Review question

# Can we show that all words consisting of $A$s and $B$s can be made? Add to your resource collection Remove from your resource collection Add notes to this resource View your notes for this resource

Ref: R9750

## Solution

$\textbf{AB}$-words are “words” formed from the letters $\textbf{A}$ and $\textbf{B}$ according to certain rules. The rules are applied starting with the empty word, containing no letters. The basic rules are:

1. If the current word is $x$, then it can be replaced with the word that starts with $\textbf{A}$, followed by $x$ and ending with $\textbf{B}$, written $\textbf{A} x\textbf{B}$.

2. If the current word ends with $\textbf{B}$, the final $\textbf{B}$ can be removed.

1. Show how the word $\textbf{AAAB}$ can be produced.

Apply Rule (1) three times to get $\textbf{AAABBB}$, and then apply Rule (2) twice to give $\textbf{AAAB}$.

1. Describe precisely all the words that can be produced with these two rules. Justify your answer. You might like to write $\textbf{A}^i$ for the word containing just $i$ consecutive copies of $\textbf{A}$, and similarly for $\textbf{B}$; for example $\textbf{A}^3 \textbf{B}^2 = \textbf{AAABB}$.

Applying Rule (1) $i$ times will produce the word $\textbf{A}^i \textbf{B}^i$. We can then remove any number of the $\textbf{B}$s by applying Rule (2). These two rules cannot produce any word containing a $\textbf{B}$ before an $\textbf{A}$.

So we can produce any word of the form $\textbf{A}^i \textbf{B}^j$ where $i \ge j \ge 0$.

We now add a third rule:

1. Reverse the word, and replace every $\textbf{A}$ by $\textbf{B}$, and every $\textbf{B}$ by $\textbf{A}$.

For example, applying this rule to $\textbf{AAAB}$ would give $\textbf{ABBB}$.

1. Describe precisely all the words that can be produced with these three rules. Justify your answer.

Rule (3) still keeps all the $\textbf{A}$s before all the $\textbf{B}$s. But now we can produce any word of the form $\textbf{A}^i \textbf{B}^j$ with $i \ge 0$ and $j \ge 0$.
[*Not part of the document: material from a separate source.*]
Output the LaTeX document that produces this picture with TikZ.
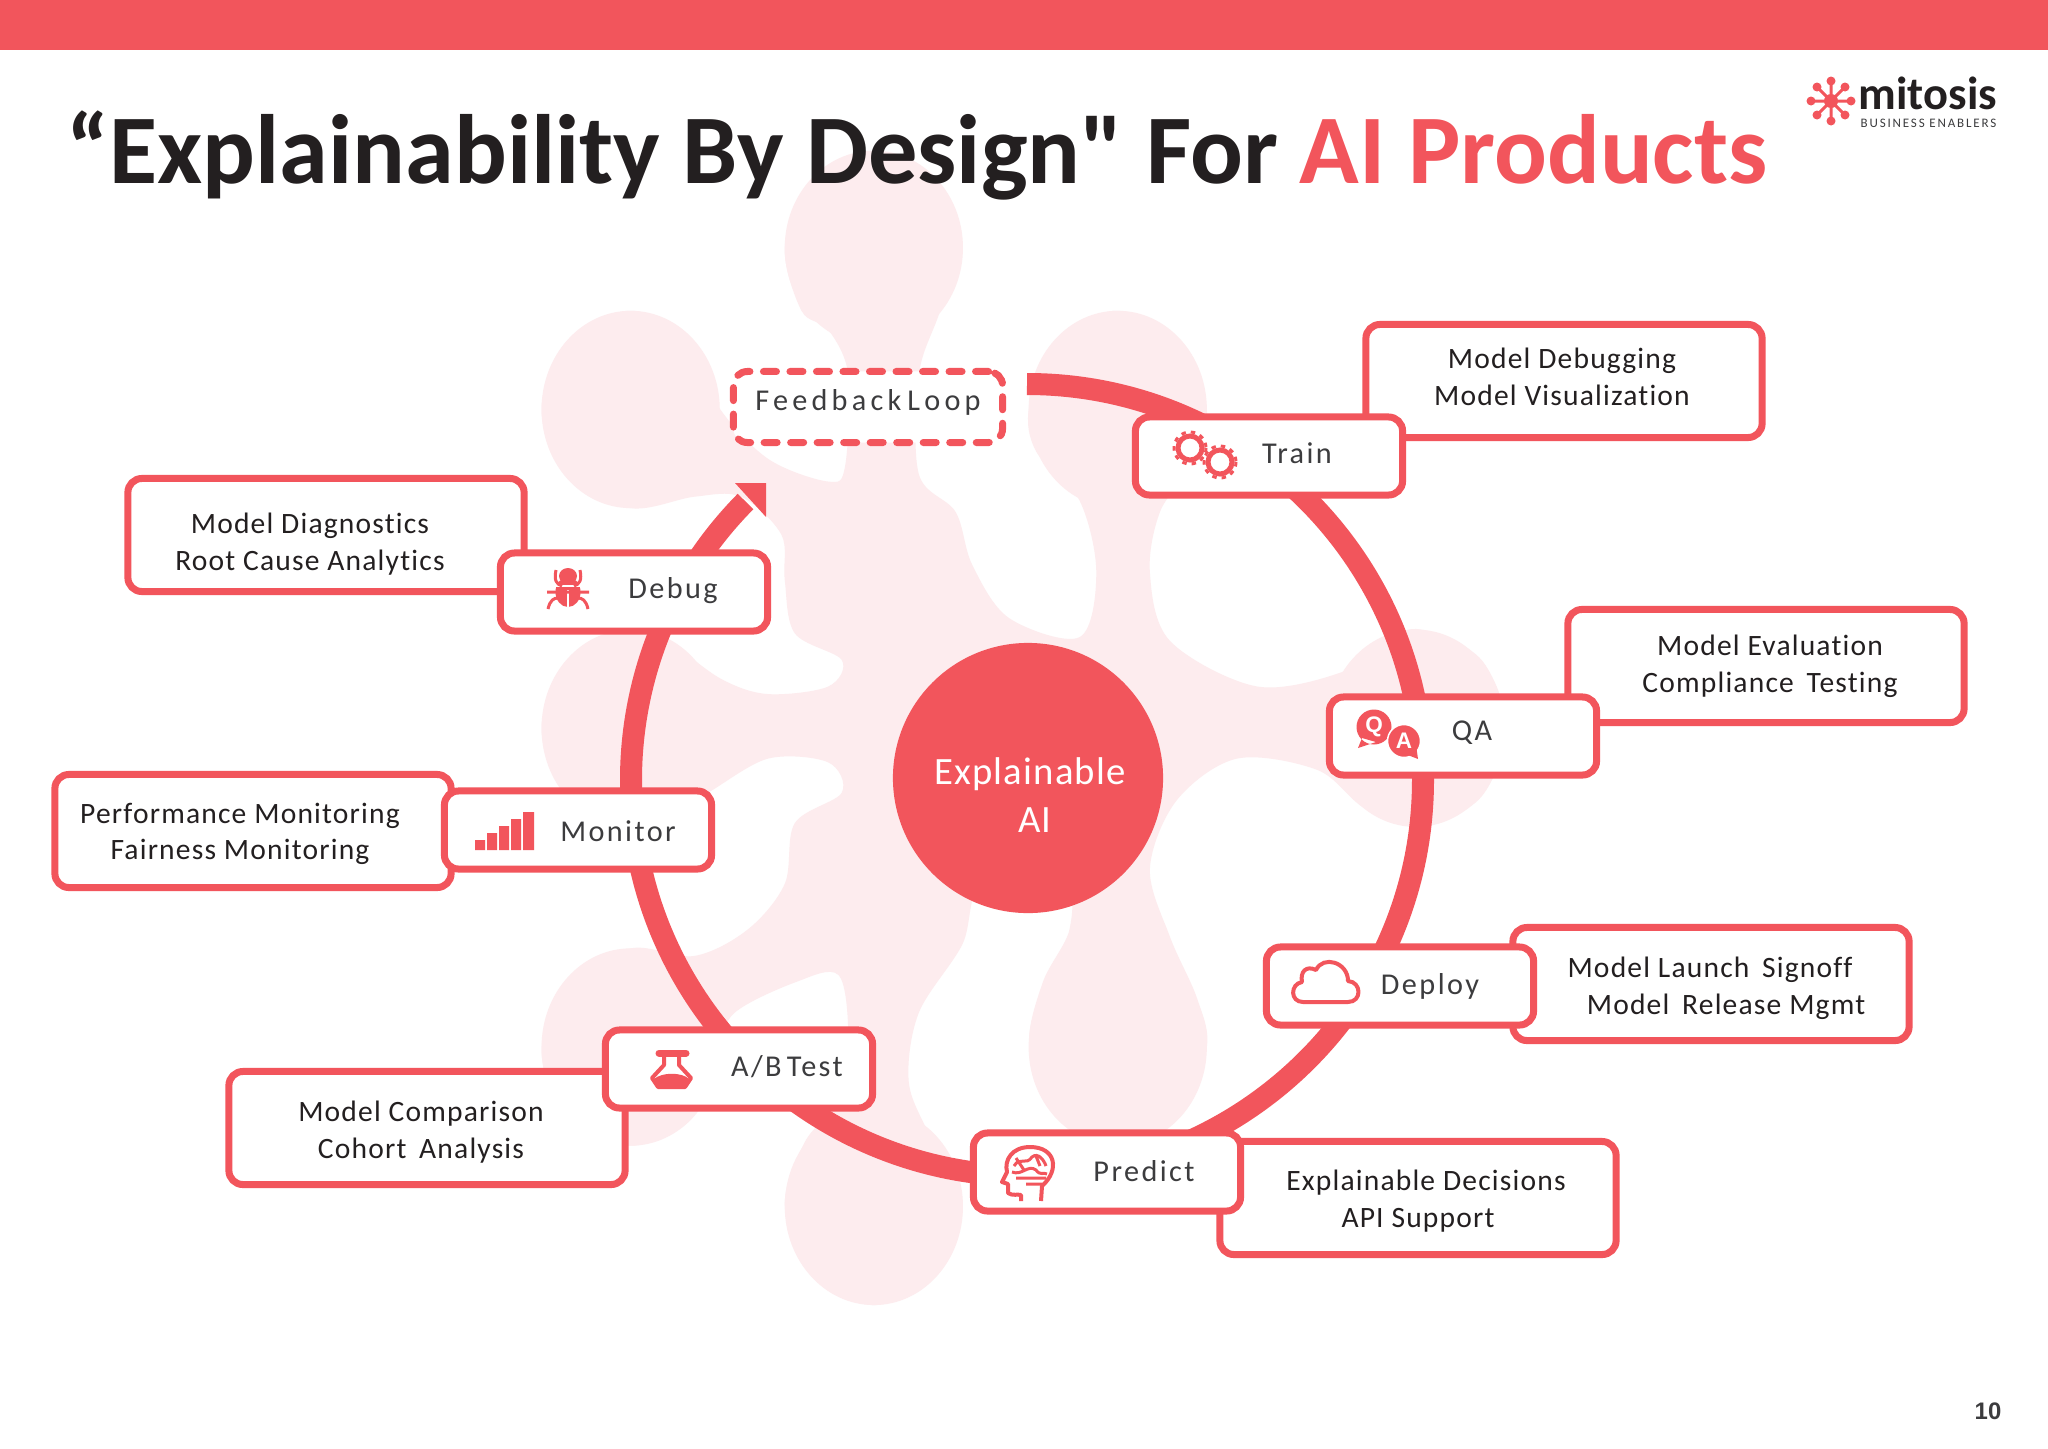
\documentclass[tikz,border=0pt]{standalone}
\usepackage{fontspec}
\setmainfont{Carlito}
\newfontfamily\titlefont{Carlito}
\newfontfamily\stagefont[LetterSpace=8,WordSpace=0.55,Ligatures=CommonOff]{Carlito}
\newfontfamily\loopfont[LetterSpace=14,WordSpace=0.55,Ligatures=CommonOff]{Carlito}
\newfontfamily\sidefont[LetterSpace=4,Ligatures=CommonOff]{Carlito}
\newfontfamily\hubfont[LetterSpace=3]{Carlito}
\newfontfamily\pagefont{Liberation Sans}
\usepackage{xcolor}
\definecolor{coral}{RGB}{242,85,92}
\definecolor{blush}{RGB}{253,236,238}
\definecolor{inkdark}{RGB}{35,31,32}
\definecolor{inkgrey}{RGB}{60,60,62}
\usepackage{tikz}
\tikzstyle{stagebox} = [rectangle, rounded corners=.14cm, draw=coral, fill=white,
  line width=.07cm, minimum width=2.67cm, minimum height=.78cm]
\tikzstyle{sidebox} = [rectangle, rounded corners=.14cm, draw=coral, fill=white,
  line width=.07cm, minimum width=3.96cm, minimum height=1.13cm]
\tikzstyle{stagetext} = [inner sep=0pt, text=inkgrey,
  font=\stagefont\fontsize{8.6}{10}\selectfont]
\tikzstyle{sidetext} = [inner sep=0pt, text=inkdark, align=center,
  font=\sidefont\fontsize{8.4}{10.4}\selectfont]
\tikzstyle{ringline} = [draw=coral, line width=.22cm]
\tikzstyle{iconline} = [draw=coral, line width=.04cm]

\begin{document}
\begin{tikzpicture}[x=.01cm, y=-.01cm]
  \useasboundingbox (0,0) rectangle (2048,1448);
  \fill[white] (0,0) rectangle (2048,1448);
  \fill[coral] (0,0) rectangle (2048,50);
  % watermark
  \begin{scope}[shift={(500,140)}, xscale=.67, yscale=.759]
    \fill[blush] plot[smooth cycle, tension=.55] coordinates {
      (558,15) (650,55) (690,140) (655,230) (625,310) (625,440) (680,490) (705,560)
      (760,630) (865,655) (890,570) (865,475) (800,410) (790,350) (830,265) (920,225)
      (1010,265) (1055,355) (1030,430) (985,490) (970,570) (1000,660) (1130,720)
      (1260,700) (1320,660) (1375,645) (1465,685) (1500,775) (1465,865) (1375,905)
      (1290,880) (1220,830) (1100,815) (1010,870) (970,960) (1000,1050) (1040,1130)
      (1055,1195) (1015,1285) (920,1325) (830,1285) (790,1195) (810,1110) (850,1040)
      (840,980) (720,980) (690,1060) (625,1150) (610,1240) (640,1310) (690,1405)
      (650,1495) (558,1535) (465,1495) (425,1405) (455,1320) (510,1260) (520,1180)
      (505,1100) (440,1110) (350,1150) (325,1200) (285,1290) (195,1325) (100,1290)
      (62,1200) (100,1110) (195,1065) (290,1075) (370,1040) (425,980) (440,900)
      (510,860) (490,820) (400,815) (310,860) (285,865) (195,905) (100,865) (62,775)
      (100,690) (195,645) (250,660) (330,710) (400,730) (490,720) (510,685) (440,650)
      (425,580) (420,520) (360,470) (290,470) (195,485) (100,445) (62,355) (100,265)
      (195,225) (285,265) (325,350) (400,420) (490,450) (515,430) (520,310) (490,250)
      (450,225) (425,140) (465,55)};
    \fill[blush] (558,142) ellipse (133 and 128) (195,355) ellipse (133 and 130)
      (195,775) ellipse (133 and 130) (195,1195) ellipse (133 and 130)
      (558,1405) ellipse (133 and 130) (922,1195) ellipse (133 and 130)
      (1367,775) ellipse (133 and 130) (922,355) ellipse (133 and 130);
  \end{scope}
  % title
  \node[anchor=base west, inner sep=0pt, text=inkdark, font=\titlefont\fontsize{28}{30}\selectfont\bfseries]
    (title) at (66,183) {“Explainability By Design" For \textcolor{coral}{AI Products}};
  % logo
  \draw[coral, line width=.03cm] (1811,101) -- (1851,101) (1831,81) -- (1831,121)
    (1817,87) -- (1845,115) (1817,115) -- (1845,87);
  \fill[coral] (1831,101) circle (7) (1811,101) circle (4.5) (1851,101) circle (4.5)
    (1831,81) circle (4.5) (1831,121) circle (4.5) (1817,87) circle (4.5)
    (1845,115) circle (4.5) (1817,115) circle (4.5) (1845,87) circle (4.5);
  \node[anchor=base west, inner sep=0pt, text=inkdark, font=\fontsize{13.2}{14}\selectfont\bfseries]
    (logoname) at (1858,109) {mitosis};
  \node[anchor=base west, inner sep=0pt, text=inkgrey, font=\fontsize{3.7}{4}\selectfont\addfontfeature{LetterSpace=14}]
    (logotag) at (1860,127) {BUSINESS ENABLERS};
  % side boxes
  \node[sidebox] (trainside) at (1564,381) {};
  \node[sidebox] (qaside) at (1766,666) {};
  \node[sidebox] (deployside) at (1711,984) {};
  \node[sidebox] (predictside) at (1418,1198) {};
  \node[sidebox] (abside) at (427,1128) {};
  \node[sidebox] (monitorside) at (253,831) {};
  \node[sidebox] (debugside) at (326,535) {};
  \node[sidetext, xshift=-.02cm, yshift=.04cm] (traintext) at (trainside) {Model Debugging\\Model Visualization};
  \node[sidetext, xshift=.04cm] (qatext) at (qaside) {Model Evaluation\\Compliance\, Testing};
  \node[sidetext, xshift=.14cm, yshift=-.04cm] (deploytext) at (deployside) {Model Launch\, Signoff\hspace*{.3cm}\\\hspace*{.02cm}Model\, Release Mgmt};
  \node[sidetext, xshift=.08cm, yshift=-.03cm] (predicttext) at (predictside) {Explainable Decisions\\API Support\hspace*{.16cm}};
  \node[sidetext, xshift=-.06cm, yshift=-.04cm] (abtext) at (abside) {Model Comparison\\Cohort\, Analysis};
  \node[sidetext, xshift=-.13cm, yshift=-.03cm] (monitortext) at (monitorside) {Performance Monitoring\\Fairness Monitoring};
  \node[sidetext, xshift=-.16cm, yshift=-.09cm] (debugtext) at (debugside) {Model Diagnostics\\Root Cause Analytics};
  % ring
  \coordinate (ringtop) at (1027,384);
  \draw[ringline] (ringtop) arc[start angle=-90, end angle=224.7, radius=396];
  \fill[coral] (735,483) -- (766,483) -- (766,517) -- cycle;
  % hub
  \node[circle, fill=coral, inner sep=0pt, minimum size=2.7cm] (hub) at (1028,778) {};
  \node[inner sep=0pt, text=white, align=center, font=\hubfont\fontsize{11}{13.7}\selectfont]
    (hubtext) at (1030,795) {Explainable\\\hspace*{.1cm}AI};
  % feedback
  \node[rectangle, rounded corners=.14cm, draw=coral, fill=white, line width=.07cm,
    line cap=round, dash pattern=on .13cm off .135cm, minimum width=2.69cm, minimum height=.71cm]
    (feedbackbox) at (868,407) {};
  \node[inner sep=0pt, text=inkgrey, font=\loopfont\fontsize{8.6}{10}\selectfont]
    (feedbacktext) at (868,402) {Feedback Loop};
  % stage boxes
  \node[stagebox] (trainbox) at (1269,456) {};
  \node[stagebox] (qabox) at (1463,736) {};
  \node[stagebox] (deploybox) at (1400,986) {};
  \node[stagebox] (predictbox) at (1107,1172) {};
  \node[stagebox] (abbox) at (739,1069) {};
  \node[stagebox] (monitorbox) at (578,830) {};
  \node[stagebox] (debugbox) at (634,592) {};
  \node[stagetext] (trainlabel) at (1297,453) {Train};
  \node[stagetext] (qalabel) at (1472,733) {QA};
  \node[stagetext] (deploylabel) at (1430,986) {Deploy};
  \node[stagetext] (predictlabel) at (1144,1171) {Predict};
  \node[stagetext] (ablabel) at (787,1067) {A/B Test};
  \node[stagetext] (monitorlabel) at (618,831) {Monitor};
  \node[stagetext] (debuglabel) at (673,591) {Debug};
  % gears
  \draw[coral, line width=.03cm, dash pattern=on .045cm off .05cm] (1190,448) circle (16);
  \draw[coral, line width=.05cm] (1190,448) circle (12);
  \draw[coral, line width=.03cm, dash pattern=on .045cm off .05cm] (1220,462) circle (16);
  \draw[coral, line width=.05cm] (1220,462) circle (12);
  % qa
  \fill[coral] (1374,727) circle (17.5) (1362,738) -- (1358,748) -- (1376,742) -- cycle;
  \fill[coral, draw=white, line width=.015cm] (1404,741) circle (16.5);
  \fill[coral] (1400,752) -- (1418,759) -- (1416,745) -- cycle;
  \node[inner sep=0pt, text=white, font=\pagefont\fontsize{6.4}{7}\selectfont\bfseries] (qamarkq) at (1374,727) {Q};
  \node[inner sep=0pt, text=white, font=\pagefont\fontsize{6.4}{7}\selectfont\bfseries] (qamarka) at (1404,741) {A};
  % cloud
  \draw[iconline, line join=round] (1303,1002) -- (1348,1002) .. controls (1362,1002) and (1362,982) .. (1348,981)
    .. controls (1348,962) and (1323,955) .. (1316,970) .. controls (1306,965) and (1300,972) .. (1302,982)
    .. controls (1290,984) and (1290,1002) .. (1303,1002) -- cycle;
  % head
  \draw[iconline, line join=round] (1041,1201) -- (1042,1186) .. controls (1060,1170) and (1056,1147) .. (1030,1147)
    .. controls (1012,1147) and (1004,1160) .. (1007,1172) -- (1002,1182) -- (1008,1184) -- (1008,1193)
    .. controls (1012,1196) and (1018,1194) .. (1021,1195) -- (1021,1201);
  \draw[coral, line width=.03cm] (1014,1166) .. controls (1020,1156) and (1026,1166) .. (1032,1157)
    .. controls (1038,1152) and (1044,1160) .. (1046,1166)
    (1012,1172) .. controls (1022,1176) and (1028,1164) .. (1036,1170) .. controls (1040,1176) and (1044,1172) .. (1047,1174)
    (1016,1158) -- (1024,1170) (1036,1156) -- (1040,1166)
    (1016,1178) -- (1046,1178) (1026,1184) -- (1042,1184);
  % flask
  \draw[coral, line width=.07cm, line cap=round] (659,1053) -- (686,1053);
  \draw[iconline, line join=round] (664,1055) -- (664,1065) -- (652,1078) -- (658,1087) -- (685,1087) -- (691,1078) -- (679,1065) -- (679,1055);
  \fill[coral] (654,1079) .. controls (662,1072) and (682,1072) .. (689,1079) -- (684,1087) -- (659,1087) -- cycle;
  % bars
  \fill[coral] (475,840) rectangle (485,850) (487,833) rectangle (497,850) (499,826) rectangle (509,850)
    (511,819) rectangle (521,850) (523,812) rectangle (534,850);
  % bug
  \fill[coral] (568,592) ellipse (12.5 and 15) (568,576) ellipse (9 and 8);
  \draw[white, line width=.012cm] (568,590) -- (568,607) (556,586) -- (580,586);
  \draw[coral, line width=.03cm] (556,570) .. controls (554,580) and (556,584) .. (562,586)
    (580,570) .. controls (582,580) and (580,584) .. (574,586)
    (547,592) -- (589,592)
    (548,609) .. controls (550,600) and (554,598) .. (558,598)
    (588,609) .. controls (586,600) and (582,598) .. (578,598);
  % page number
  \node[inner sep=0pt, text=inkgrey, font=\pagefont\fontsize{6.8}{8}\selectfont\bfseries] (pagenumber) at (1988,1411) {10};
\end{tikzpicture}
\end{document}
For $i \ge j$, apply the rules exactly as in (ii) above. For $j>i$, apply Rule (1) $j$ times and Rule (2) $j-i$ times, and then apply Rule (3) once.

Finally, we add a fourth rule.

1. Reverse the word.
1. Show that every word consisting of $\textbf{A}$s and $\textbf{B}$s can be formed using these four rules. Hint: show how, if we have produced the word $w$, we can produce (a) the word $\textbf{A}w$, and (b) the word $\textbf{B}w$; hence deduce the result.
1. By first applying Rule (1) to $w$ we get $\textbf{A} w \textbf{B}$, and then applying Rule (2) we get $\textbf{A}w$.

2. Let $\overline{x}$ be the word produced by replacing all the $\textbf{A}$s in $x$ with $\textbf{B}$s and replacing all $\textbf{B}$s with $\textbf{A}$s.

Now we can produce $\overline{w}$ by applying Rule (3) followed by Rule (4) to $w$.

Then we can use Rule (1) and then Rule (2) to get $\textbf{A} \overline{w}$. Now we can use Rules (3) and (4) again to get $\overline{\textbf{A} \overline{w}} = \textbf{B}w$.

As we now have ways of adding $\textbf{A}$ or $\textbf{B}$ to the start of a word, we can produce any word consisting of $\textbf{A}$s and $\textbf{B}$s from these four rules starting with the empty word.